Leave out all pictures and return, exactly as written, the lines from the line containing "Rebuild this chart" to the line containing "ax.set_axisbelow(True)", both ends kept.
[start Data to use]
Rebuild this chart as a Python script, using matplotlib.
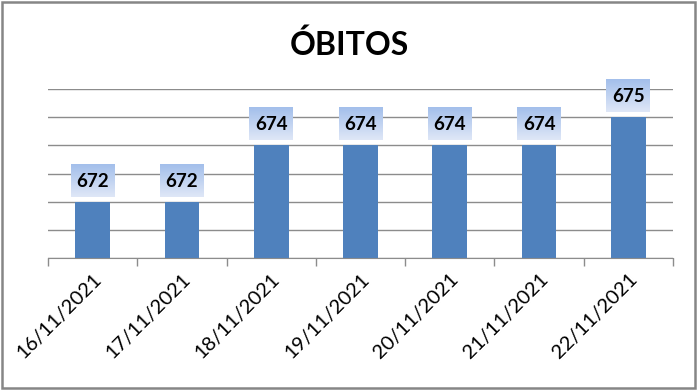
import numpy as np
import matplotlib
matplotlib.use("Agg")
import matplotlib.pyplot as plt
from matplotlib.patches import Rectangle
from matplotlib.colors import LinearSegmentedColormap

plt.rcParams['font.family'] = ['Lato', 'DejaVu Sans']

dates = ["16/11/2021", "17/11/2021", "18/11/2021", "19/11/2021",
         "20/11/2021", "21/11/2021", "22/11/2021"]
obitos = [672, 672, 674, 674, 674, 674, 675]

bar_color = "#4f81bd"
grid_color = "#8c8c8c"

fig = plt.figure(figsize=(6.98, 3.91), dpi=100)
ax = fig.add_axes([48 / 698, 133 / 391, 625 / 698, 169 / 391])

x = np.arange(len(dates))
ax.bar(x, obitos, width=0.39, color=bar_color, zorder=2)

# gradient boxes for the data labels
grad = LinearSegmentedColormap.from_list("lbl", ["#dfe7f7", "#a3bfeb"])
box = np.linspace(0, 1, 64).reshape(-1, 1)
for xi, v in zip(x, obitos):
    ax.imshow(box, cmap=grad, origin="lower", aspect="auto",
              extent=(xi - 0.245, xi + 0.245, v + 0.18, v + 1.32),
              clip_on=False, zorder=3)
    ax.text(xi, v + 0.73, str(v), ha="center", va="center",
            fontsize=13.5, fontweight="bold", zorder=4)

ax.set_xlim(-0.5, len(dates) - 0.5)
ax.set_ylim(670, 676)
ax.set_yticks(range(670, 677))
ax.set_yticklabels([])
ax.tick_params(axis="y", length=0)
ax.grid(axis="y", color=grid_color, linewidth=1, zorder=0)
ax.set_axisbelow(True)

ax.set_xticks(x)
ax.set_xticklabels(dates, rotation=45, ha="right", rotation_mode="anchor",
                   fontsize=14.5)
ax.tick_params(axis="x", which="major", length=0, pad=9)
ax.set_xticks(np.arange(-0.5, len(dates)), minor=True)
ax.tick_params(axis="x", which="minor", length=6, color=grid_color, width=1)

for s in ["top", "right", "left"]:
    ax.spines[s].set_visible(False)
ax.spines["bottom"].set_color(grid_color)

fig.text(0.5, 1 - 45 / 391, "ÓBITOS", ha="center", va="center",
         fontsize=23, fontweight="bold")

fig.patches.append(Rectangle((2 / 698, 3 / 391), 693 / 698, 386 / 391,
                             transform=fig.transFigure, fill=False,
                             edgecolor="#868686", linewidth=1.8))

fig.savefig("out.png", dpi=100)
[end Data to use]
[start Data to use]
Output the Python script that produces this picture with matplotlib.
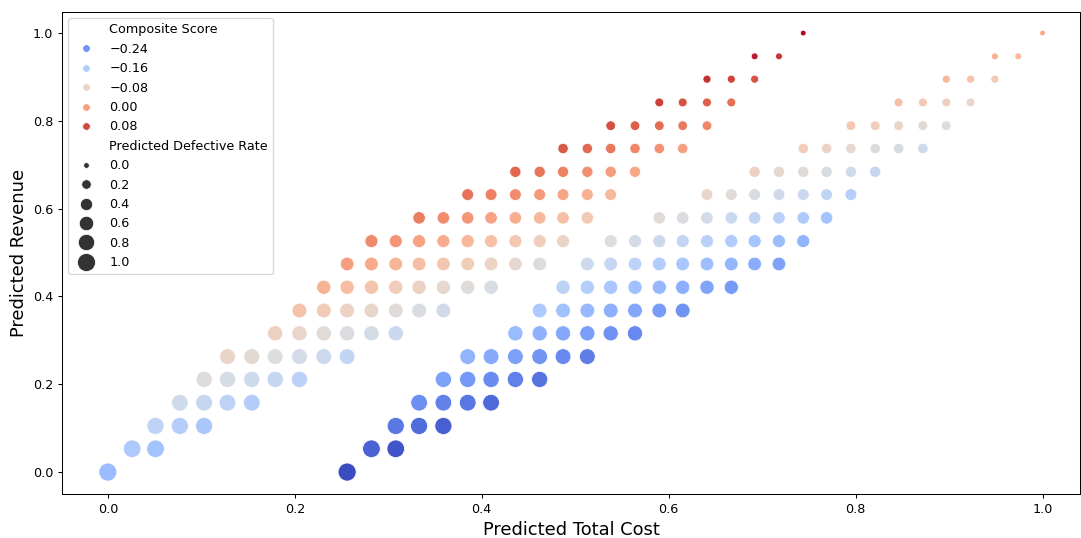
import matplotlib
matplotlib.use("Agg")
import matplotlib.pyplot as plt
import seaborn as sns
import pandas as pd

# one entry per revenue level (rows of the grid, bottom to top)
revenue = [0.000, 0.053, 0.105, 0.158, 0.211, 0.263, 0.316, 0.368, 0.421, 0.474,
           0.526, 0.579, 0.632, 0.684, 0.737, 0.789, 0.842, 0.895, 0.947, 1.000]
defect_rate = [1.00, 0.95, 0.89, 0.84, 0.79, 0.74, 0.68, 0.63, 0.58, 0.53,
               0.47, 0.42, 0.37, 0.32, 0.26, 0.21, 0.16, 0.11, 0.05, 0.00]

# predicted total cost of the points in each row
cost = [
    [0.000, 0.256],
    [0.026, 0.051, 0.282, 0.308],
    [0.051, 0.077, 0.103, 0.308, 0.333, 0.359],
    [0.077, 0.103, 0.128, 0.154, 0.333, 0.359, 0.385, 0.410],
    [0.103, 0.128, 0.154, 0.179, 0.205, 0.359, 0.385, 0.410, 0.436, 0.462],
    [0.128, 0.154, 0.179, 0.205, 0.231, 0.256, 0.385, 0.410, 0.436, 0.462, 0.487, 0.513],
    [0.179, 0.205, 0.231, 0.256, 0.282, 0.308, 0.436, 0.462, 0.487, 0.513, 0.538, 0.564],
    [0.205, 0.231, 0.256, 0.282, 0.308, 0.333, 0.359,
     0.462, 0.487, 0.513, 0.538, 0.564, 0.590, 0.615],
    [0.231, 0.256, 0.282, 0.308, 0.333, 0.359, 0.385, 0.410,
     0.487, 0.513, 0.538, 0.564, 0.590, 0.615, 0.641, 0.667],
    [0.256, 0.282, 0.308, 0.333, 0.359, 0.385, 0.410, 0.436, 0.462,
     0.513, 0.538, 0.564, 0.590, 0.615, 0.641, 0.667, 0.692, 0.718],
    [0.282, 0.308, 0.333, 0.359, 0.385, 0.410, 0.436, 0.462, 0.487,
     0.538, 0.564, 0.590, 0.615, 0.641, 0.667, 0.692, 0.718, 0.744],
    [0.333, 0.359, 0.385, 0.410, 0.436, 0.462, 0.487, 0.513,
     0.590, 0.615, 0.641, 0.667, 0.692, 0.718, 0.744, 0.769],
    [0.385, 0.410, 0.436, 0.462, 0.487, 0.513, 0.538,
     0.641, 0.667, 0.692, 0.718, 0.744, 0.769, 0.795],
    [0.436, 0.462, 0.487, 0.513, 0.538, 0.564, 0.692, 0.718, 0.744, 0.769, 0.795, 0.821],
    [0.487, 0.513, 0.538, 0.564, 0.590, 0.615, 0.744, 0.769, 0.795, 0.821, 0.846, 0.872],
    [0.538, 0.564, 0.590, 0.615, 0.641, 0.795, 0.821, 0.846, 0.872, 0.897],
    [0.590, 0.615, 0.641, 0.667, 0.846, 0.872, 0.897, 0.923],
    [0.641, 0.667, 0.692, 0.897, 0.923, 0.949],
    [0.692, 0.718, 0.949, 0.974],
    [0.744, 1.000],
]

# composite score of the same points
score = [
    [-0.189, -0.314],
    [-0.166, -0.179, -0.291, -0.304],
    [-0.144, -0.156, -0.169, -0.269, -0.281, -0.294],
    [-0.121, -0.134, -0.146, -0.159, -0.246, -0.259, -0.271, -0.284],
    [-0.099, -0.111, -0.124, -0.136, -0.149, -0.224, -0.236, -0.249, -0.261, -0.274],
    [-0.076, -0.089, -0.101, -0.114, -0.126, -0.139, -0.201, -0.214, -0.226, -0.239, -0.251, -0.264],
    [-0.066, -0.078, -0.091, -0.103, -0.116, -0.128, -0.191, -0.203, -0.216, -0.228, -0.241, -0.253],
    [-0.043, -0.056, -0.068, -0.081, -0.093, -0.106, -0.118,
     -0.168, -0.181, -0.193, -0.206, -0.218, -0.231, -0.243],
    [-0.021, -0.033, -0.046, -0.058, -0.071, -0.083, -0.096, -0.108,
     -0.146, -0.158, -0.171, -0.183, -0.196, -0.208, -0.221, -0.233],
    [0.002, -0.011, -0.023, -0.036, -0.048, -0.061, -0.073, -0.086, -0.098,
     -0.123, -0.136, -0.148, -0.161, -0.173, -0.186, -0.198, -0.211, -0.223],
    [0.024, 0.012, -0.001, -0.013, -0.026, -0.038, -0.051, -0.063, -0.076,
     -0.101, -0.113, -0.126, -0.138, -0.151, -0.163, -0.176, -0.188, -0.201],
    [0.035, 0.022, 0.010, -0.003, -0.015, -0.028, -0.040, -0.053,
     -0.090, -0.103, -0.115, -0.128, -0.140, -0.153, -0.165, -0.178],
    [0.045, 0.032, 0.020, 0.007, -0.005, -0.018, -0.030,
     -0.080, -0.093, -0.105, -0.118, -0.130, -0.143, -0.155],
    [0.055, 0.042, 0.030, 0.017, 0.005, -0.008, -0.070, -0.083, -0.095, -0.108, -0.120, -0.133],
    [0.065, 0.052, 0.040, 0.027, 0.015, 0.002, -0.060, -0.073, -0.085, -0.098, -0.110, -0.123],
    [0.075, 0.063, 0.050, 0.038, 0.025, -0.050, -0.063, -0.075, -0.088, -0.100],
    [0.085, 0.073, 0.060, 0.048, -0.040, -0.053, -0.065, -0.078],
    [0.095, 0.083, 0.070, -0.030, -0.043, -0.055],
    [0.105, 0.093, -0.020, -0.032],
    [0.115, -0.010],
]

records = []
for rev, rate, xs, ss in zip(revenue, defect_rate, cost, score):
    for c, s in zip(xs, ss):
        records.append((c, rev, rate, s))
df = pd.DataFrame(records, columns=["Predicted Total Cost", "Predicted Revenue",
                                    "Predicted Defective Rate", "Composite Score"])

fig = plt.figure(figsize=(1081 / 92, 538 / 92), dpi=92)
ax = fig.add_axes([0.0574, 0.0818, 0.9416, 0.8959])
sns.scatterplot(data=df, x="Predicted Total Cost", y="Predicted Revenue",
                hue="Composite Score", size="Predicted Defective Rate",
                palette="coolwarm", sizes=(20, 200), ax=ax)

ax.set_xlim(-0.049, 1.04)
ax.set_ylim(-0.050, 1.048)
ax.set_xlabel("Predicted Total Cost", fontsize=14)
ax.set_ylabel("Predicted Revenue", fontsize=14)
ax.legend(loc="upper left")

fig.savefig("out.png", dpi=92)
[end Data to use]
[start Data to use]
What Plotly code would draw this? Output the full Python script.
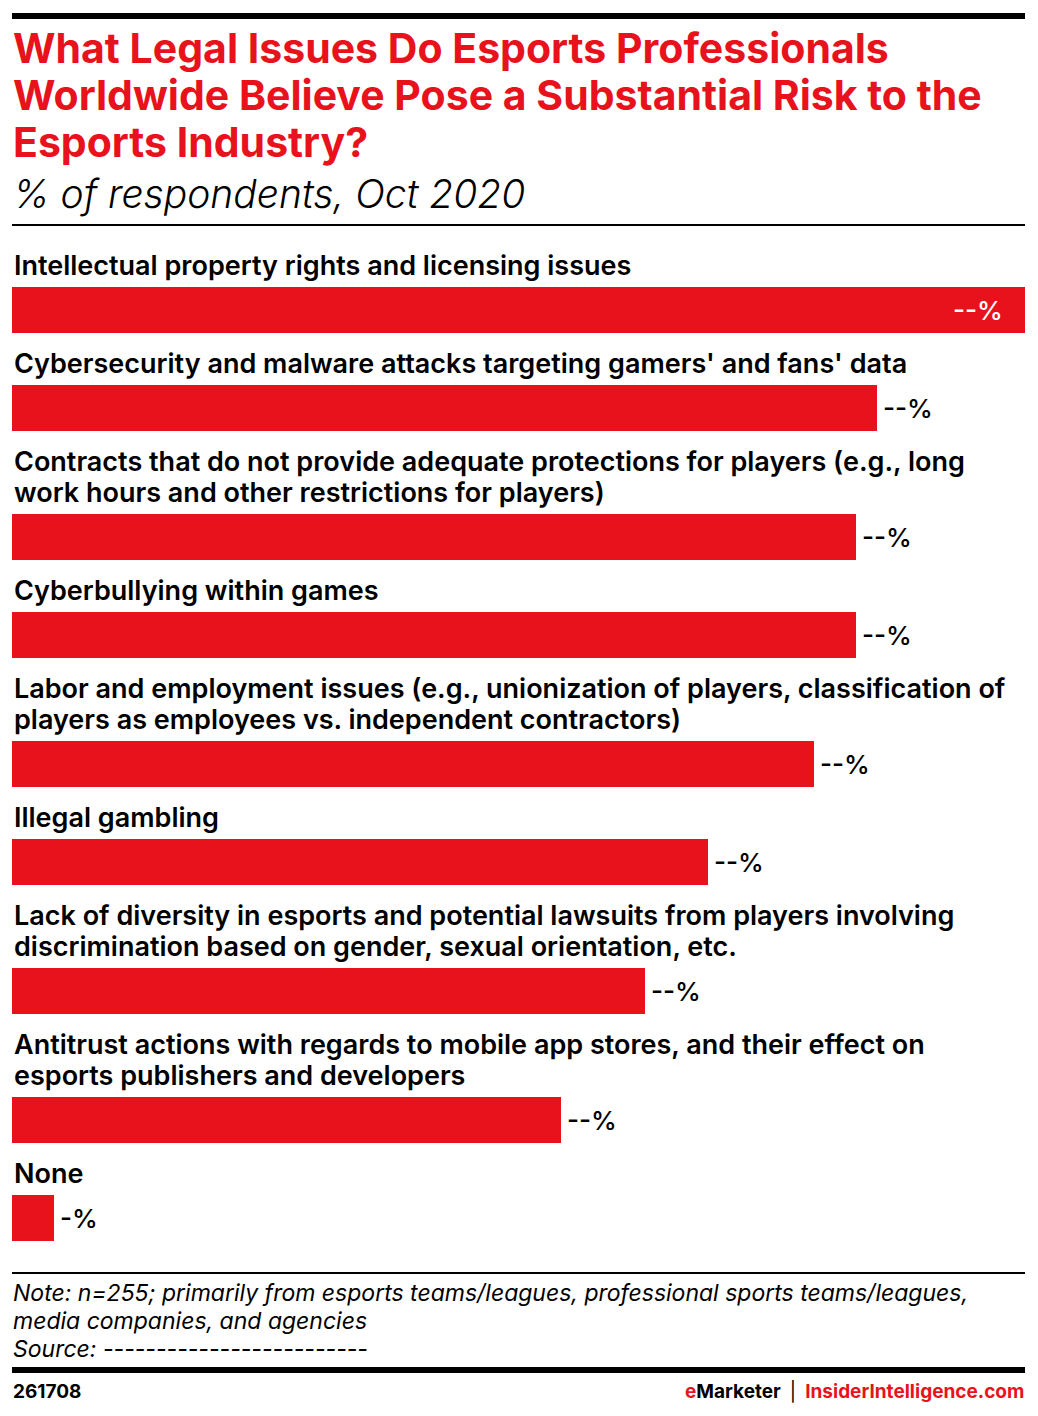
[end Data to use]
Output:
Rebuild this chart as a Python script, using matplotlib.
import numpy as np
import matplotlib
matplotlib.use("Agg")
import matplotlib.pyplot as plt
from matplotlib.patches import Rectangle
from matplotlib.colors import LinearSegmentedColormap

plt.rcParams['font.family'] = ['Lato', 'DejaVu Sans']

dates = ["16/11/2021", "17/11/2021", "18/11/2021", "19/11/2021",
         "20/11/2021", "21/11/2021", "22/11/2021"]
obitos = [672, 672, 674, 674, 674, 674, 675]

bar_color = "#4f81bd"
grid_color = "#8c8c8c"

fig = plt.figure(figsize=(6.98, 3.91), dpi=100)
ax = fig.add_axes([48 / 698, 133 / 391, 625 / 698, 169 / 391])

x = np.arange(len(dates))
ax.bar(x, obitos, width=0.39, color=bar_color, zorder=2)

# gradient boxes for the data labels
grad = LinearSegmentedColormap.from_list("lbl", ["#dfe7f7", "#a3bfeb"])
box = np.linspace(0, 1, 64).reshape(-1, 1)
for xi, v in zip(x, obitos):
    ax.imshow(box, cmap=grad, origin="lower", aspect="auto",
              extent=(xi - 0.245, xi + 0.245, v + 0.18, v + 1.32),
              clip_on=False, zorder=3)
    ax.text(xi, v + 0.73, str(v), ha="center", va="center",
            fontsize=13.5, fontweight="bold", zorder=4)

ax.set_xlim(-0.5, len(dates) - 0.5)
ax.set_ylim(670, 676)
ax.set_yticks(range(670, 677))
ax.set_yticklabels([])
ax.tick_params(axis="y", length=0)
ax.grid(axis="y", color=grid_color, linewidth=1, zorder=0)
ax.set_axisbelow(True)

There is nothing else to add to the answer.